Latencies are often measured in milliseconds (ms).  There are 1,000 milliseconds per second, and most people cannot perceive anything smaller than 1 millisecond.  However, computers are wicked fast and the latency may need to be measured in microseconds (each μs is a millionth of a second) or even nanoseconds (each ns is a billionth of a second).  Hard drives have millisecond latency, flash storage has microsecond latency, and CPUs have nanosecond latency.  I provide examples later.

High latency is bad, and low latency is good.  Later I'll discuss some good and bad numbers.  For now think about the impact of high latency on database performance: when a user process makes a request they hold onto their CPU resource by spinning it until the response is received, so higher latency means a server full of spinning CPUs that aren't really doing any work.  See my post on spin locks.
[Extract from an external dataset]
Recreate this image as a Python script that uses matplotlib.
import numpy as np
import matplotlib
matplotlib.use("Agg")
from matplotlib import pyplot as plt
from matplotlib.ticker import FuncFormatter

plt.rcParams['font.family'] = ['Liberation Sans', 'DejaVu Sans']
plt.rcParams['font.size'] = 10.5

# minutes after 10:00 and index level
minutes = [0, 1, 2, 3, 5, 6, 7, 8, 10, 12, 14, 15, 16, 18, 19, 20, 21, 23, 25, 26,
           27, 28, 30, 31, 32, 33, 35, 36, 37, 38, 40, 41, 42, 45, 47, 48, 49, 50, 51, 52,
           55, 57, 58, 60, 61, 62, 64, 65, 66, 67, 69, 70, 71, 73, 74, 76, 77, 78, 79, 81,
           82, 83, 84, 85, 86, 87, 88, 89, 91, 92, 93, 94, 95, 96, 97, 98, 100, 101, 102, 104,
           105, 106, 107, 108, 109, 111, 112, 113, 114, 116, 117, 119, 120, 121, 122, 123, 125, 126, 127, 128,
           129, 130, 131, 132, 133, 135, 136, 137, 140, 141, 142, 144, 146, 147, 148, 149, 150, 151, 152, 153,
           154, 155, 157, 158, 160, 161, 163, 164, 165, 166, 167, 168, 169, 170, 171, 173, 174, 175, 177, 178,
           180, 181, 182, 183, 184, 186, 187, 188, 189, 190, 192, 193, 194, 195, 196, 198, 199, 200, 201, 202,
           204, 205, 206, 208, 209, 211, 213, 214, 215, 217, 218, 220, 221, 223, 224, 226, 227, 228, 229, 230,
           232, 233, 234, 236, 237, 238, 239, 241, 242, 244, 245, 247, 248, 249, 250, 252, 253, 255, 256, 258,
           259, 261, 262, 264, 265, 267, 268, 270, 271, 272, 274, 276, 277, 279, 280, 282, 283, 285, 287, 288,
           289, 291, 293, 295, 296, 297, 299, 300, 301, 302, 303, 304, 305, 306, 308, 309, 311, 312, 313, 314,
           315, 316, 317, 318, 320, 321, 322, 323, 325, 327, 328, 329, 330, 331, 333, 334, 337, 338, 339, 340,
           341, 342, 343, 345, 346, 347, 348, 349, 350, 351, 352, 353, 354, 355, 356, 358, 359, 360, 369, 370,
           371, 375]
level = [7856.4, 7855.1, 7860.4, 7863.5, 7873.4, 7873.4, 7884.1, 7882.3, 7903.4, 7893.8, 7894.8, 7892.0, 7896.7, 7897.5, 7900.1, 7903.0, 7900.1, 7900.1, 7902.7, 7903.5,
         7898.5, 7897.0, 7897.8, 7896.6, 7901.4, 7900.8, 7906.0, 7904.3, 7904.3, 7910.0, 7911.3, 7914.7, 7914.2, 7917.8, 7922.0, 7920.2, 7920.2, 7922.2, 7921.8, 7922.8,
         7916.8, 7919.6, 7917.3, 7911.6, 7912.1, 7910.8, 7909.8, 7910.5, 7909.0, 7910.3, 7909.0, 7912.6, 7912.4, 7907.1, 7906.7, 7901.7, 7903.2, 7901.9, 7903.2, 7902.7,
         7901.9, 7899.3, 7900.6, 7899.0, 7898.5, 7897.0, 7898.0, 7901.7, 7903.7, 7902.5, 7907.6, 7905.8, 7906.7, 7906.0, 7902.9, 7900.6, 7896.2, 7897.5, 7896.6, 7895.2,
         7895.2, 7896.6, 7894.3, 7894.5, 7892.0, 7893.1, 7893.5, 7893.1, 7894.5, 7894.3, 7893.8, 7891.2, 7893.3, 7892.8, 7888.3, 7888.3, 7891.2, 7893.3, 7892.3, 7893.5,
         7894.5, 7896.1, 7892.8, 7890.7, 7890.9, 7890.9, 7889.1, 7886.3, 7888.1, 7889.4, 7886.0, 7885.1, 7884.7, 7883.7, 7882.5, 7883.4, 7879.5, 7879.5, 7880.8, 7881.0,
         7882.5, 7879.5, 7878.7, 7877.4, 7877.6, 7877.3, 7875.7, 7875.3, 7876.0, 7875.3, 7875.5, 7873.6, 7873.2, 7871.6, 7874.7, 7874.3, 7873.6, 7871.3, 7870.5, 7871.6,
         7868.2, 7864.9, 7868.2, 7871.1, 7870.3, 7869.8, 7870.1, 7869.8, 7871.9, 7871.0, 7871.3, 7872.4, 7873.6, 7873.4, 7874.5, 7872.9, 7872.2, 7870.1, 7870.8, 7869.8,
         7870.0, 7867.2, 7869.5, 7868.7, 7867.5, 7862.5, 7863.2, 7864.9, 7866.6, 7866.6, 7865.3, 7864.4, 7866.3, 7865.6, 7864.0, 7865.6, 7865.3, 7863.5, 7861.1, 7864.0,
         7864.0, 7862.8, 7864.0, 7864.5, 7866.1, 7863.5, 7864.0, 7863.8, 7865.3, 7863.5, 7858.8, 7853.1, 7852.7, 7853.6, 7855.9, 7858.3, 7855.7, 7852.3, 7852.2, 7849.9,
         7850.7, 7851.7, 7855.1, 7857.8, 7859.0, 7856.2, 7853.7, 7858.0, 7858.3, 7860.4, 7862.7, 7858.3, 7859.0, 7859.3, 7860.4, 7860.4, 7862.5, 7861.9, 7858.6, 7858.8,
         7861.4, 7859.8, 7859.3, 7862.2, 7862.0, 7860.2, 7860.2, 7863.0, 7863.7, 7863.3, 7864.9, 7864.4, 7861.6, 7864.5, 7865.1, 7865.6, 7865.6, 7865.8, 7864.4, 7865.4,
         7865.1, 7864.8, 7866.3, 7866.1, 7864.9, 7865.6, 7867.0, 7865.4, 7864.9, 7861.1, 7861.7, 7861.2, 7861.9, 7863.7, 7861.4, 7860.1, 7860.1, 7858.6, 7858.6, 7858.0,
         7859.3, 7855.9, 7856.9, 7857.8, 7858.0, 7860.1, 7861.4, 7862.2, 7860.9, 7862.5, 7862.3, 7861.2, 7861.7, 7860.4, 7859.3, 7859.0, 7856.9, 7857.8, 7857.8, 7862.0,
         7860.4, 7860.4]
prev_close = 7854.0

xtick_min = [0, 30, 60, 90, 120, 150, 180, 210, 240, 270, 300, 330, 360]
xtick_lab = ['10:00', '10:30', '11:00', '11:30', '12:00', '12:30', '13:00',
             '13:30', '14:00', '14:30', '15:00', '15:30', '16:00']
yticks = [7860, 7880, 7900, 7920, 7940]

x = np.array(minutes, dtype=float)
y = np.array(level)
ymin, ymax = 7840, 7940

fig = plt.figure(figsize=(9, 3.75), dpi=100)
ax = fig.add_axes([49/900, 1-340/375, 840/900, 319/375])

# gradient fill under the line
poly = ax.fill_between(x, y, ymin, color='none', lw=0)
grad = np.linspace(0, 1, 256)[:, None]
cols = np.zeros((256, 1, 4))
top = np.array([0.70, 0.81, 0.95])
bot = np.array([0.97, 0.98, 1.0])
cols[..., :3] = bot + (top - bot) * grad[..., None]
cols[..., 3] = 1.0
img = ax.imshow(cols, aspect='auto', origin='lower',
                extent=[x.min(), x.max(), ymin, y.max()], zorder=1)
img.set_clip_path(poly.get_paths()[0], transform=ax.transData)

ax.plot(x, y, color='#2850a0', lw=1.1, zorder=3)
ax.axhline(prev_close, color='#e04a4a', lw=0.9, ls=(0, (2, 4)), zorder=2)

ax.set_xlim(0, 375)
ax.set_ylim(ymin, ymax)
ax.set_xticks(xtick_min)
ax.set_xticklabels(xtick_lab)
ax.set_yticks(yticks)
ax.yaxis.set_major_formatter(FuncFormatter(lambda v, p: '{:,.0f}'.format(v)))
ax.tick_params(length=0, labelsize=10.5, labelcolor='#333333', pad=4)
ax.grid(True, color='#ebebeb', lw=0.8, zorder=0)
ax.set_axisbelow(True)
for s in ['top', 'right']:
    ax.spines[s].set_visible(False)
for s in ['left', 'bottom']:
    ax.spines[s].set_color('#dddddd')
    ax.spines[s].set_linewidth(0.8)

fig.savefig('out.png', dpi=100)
Response time is the sum of all latencies involved.  That is, if a database client asks to see some data then the response time is the sum of the latencies for the client application, the database application, the processors, network, and storage.
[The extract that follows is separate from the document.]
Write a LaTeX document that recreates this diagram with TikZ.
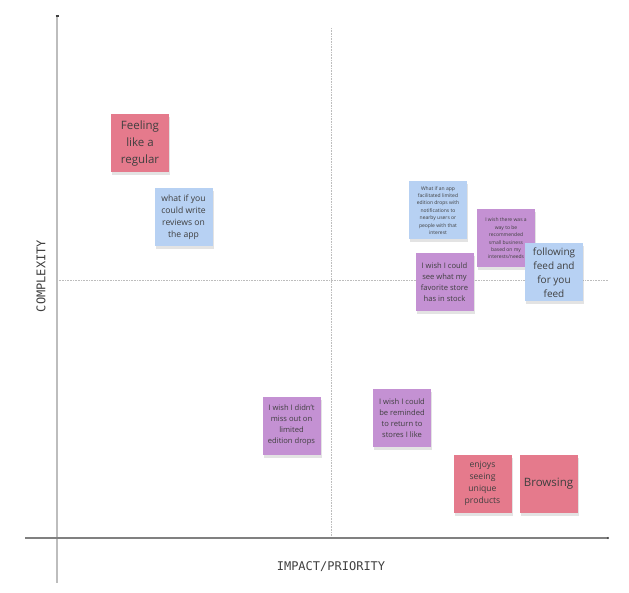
\documentclass[tikz,border=0pt]{standalone}
\usepackage{fontspec}
\setmainfont{Open Sans}
\setmonofont{DejaVu Sans Mono}
\usetikzlibrary{shadows}

\definecolor{notered}{HTML}{E57A8C}
\definecolor{noteblue}{HTML}{B7D1F3}
\definecolor{notepurple}{HTML}{C491D3}
\definecolor{inkgray}{HTML}{3F3F3F}
\definecolor{axisgray}{HTML}{BDBDBD}

\tikzset{
  note/.style={fill=#1, minimum width=58pt, minimum height=58pt, inner sep=1pt,
    align=center, text=inkgray,
    drop shadow={shadow xshift=1pt, shadow yshift=-3pt, opacity=0.22}},
  tiny/.style={font=\fontsize{5}{7.4}\selectfont},
  small/.style={font=\fontsize{7.6}{11}\selectfont},
  medium/.style={font=\fontsize{8.6}{12}\selectfont},
  large/.style={font=\fontsize{10}{14}\selectfont},
  huge/.style={font=\fontsize{11.5}{17}\selectfont},
  axis/.style={axisgray, line width=1.3pt},
  midline/.style={axisgray, densely dotted, line width=0.6pt},
  axislabel/.style={font=\ttfamily\fontsize{12}{14}\selectfont, text=inkgray}
}

\begin{document}
\begin{tikzpicture}[x=1pt, y=-1pt]
  \useasboundingbox (0,0) rectangle (629,593);

  % quadrant lines
  \coordinate (vtop) at (331,28);
  \coordinate (vbot) at (331,538);
  \coordinate (hleft) at (57,280);
  \coordinate (hright) at (608,280);
  \draw[midline] (vtop) -- (vbot);
  \draw[midline] (hleft) -- (hright);

  % axes
  \coordinate (ytop) at (57,15);
  \coordinate (ybot) at (57,583);
  \coordinate (xleft) at (25,538);
  \coordinate (xright) at (608,538);
  \draw[axis] (ytop) -- (ybot);
  \draw[axis, color=gray] (xleft) -- (xright);
  \fill[inkgray] (xright) circle (1.2pt);
  \draw[inkgray, line width=1.3pt] (55.5,16) -- (58.5,16);

  \node[axislabel] (impact) at (331,567) {IMPACT/PRIORITY};
  \node[axislabel, rotate=90] (complexity) at (41,276) {COMPLEXITY};

  % sticky notes
  \node[note=notered, huge] (feeling) at (140,143.5) {Feeling\\like a\\regular};
  \node[note=noteblue, medium] (reviews) at (183.5,217) {what if you\\could write\\reviews on\\the app};
  \node[note=noteblue, tiny] (appdrops) at (438,210.5) {What if an app\\facilitated limited\\edition drops with\\notifications to\\nearby users or\\people with that\\interest};
  \node[note=notepurple, tiny] (recommend) at (506,238.5) {I wish there was a\\way to be\\recommended\\small business\\based on my\\interests/needs};
  \node[note=noteblue, large] (following) at (554,272.5) {following\\feed and\\for you\\feed};
  \node[note=notepurple, small] (instock) at (444.5,282) {I wish I could\\see what my\\favorite store\\has in stock};
  \node[note=notepurple, small] (missout) at (291.5,425.5) {I wish I didn't\\miss out on\\limited\\edition drops};
  \node[note=notepurple, small] (reminded) at (402,418) {I wish I could\\be reminded\\to return to\\stores I like};
  \node[note=notered, medium] (unique) at (482.5,483.5) {enjoys\\seeing\\unique\\products};
  \node[note=notered, huge] (browsing) at (548.5,483.5) {Browsing};
\end{tikzpicture}
\end{document}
Terms are overloaded.  When talking about storage we often say it has two latency components named service time and response time.  In this context, "service time" is the time it takes for the controller to do something, and "response time" is the time it takes the for the physical read from NAND.  If you request an empty page, then the controller replies directly within a microsecond or two with a null.  If you request a data page, then the controller forwards the request to the NAND chip holding the data and waits for it to reply.  It doesn't really matter if there are one, two, or even three stages involved because we are only affected by the total wait time which we simply call latency.  It is up to the hardware manufacturer to worry about the lower levels and try to decrease each time.
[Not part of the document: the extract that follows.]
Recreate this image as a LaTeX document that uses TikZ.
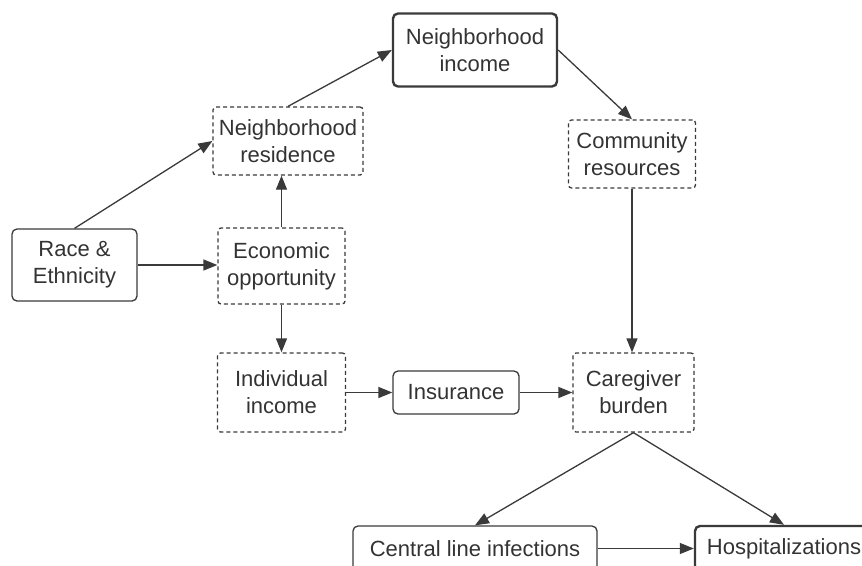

Hard disk drives also has two latency components, but their names fortunately don't conflict with other terms.  They use "seek time" to refer to the time it takes to move the head to the correct cylinder or track, and "rotation time" for the time it takes to rotate the patter until the desired sector is under the head.  You don't really need to worry about that.  You care about the total.  HDD manufacturers worry about the individual numbers and try to decrease each.

Latency occurs at each and every layer in the stack.  Consider that a CPU's L1, L2, and L3 caches each have a defined latency.  Latency is also added by the network interface card, network cable, and of course all layers of the storage stack.  CPUs have the smallest or shortest latency in a computer, followed by DRAM, then Persistent Memory (PMEM), flash storage, and lastly hard disk drives.  External things like tape archive would be even slower.

We measure latency in sub-second terms like milliseconds (ms), microseconds (μs), and nanoseconds (ns).  Each one is an order of magnitude smaller than the previous one.  Consider the following chart:

Unit of Measure

Relative to 1 Second

Example

second (s)

1 or 100

The time it takes to say "one Mississippi" (1,000,000,000ns).

millisecond (ms)

1/1,000 or 10-3

A block read from local disk might take 13ms (13,000,000ns).
A block read from NAS disk might take 15ms (15,000,000ns).

microsecond (μs)

1/1,000,000 or 10-6

A block read from NVMe flash might take 60μs (60,000ns).

A page read from PMEM takes roughly 1μs (1,000ns).
Fibre Channel cable adds about 1μs (1,000ns) in each direction.

nanosecond (ns)

1/1,000,000,000 or 10-9

A DRAM read takes 14ns to 85ns depending on generation.
A CPU cache hit takes 1ns to 10ns depending on cache level.

Latency Table

For databases, we want all layers in the stack to have sub-millisecond latency.  Actually, 1 millisecond won't kill you, but we prefer to use components with latency not to exceed 100 microseconds (0.1 ms).  However, any system component under a heavy multi-user workload might see latencies creep up into the "several milliseconds" range.  A storage device advertised with 0.56 ms latency might occasionally hit 3 ms under pressure.

Fun tip: you can derive IOPS from latency.  Consider the below example where we have a 15K RPM hard disk drive with a seek time of 3.4ms, rotational latency of 2ms, and a rotational penalty of 0.052 ms, which tells us the disk supports 184 IOPS:

                       1 second
IOPS = ------------------------------------------------
       (seek time + rotational latency + rotation time)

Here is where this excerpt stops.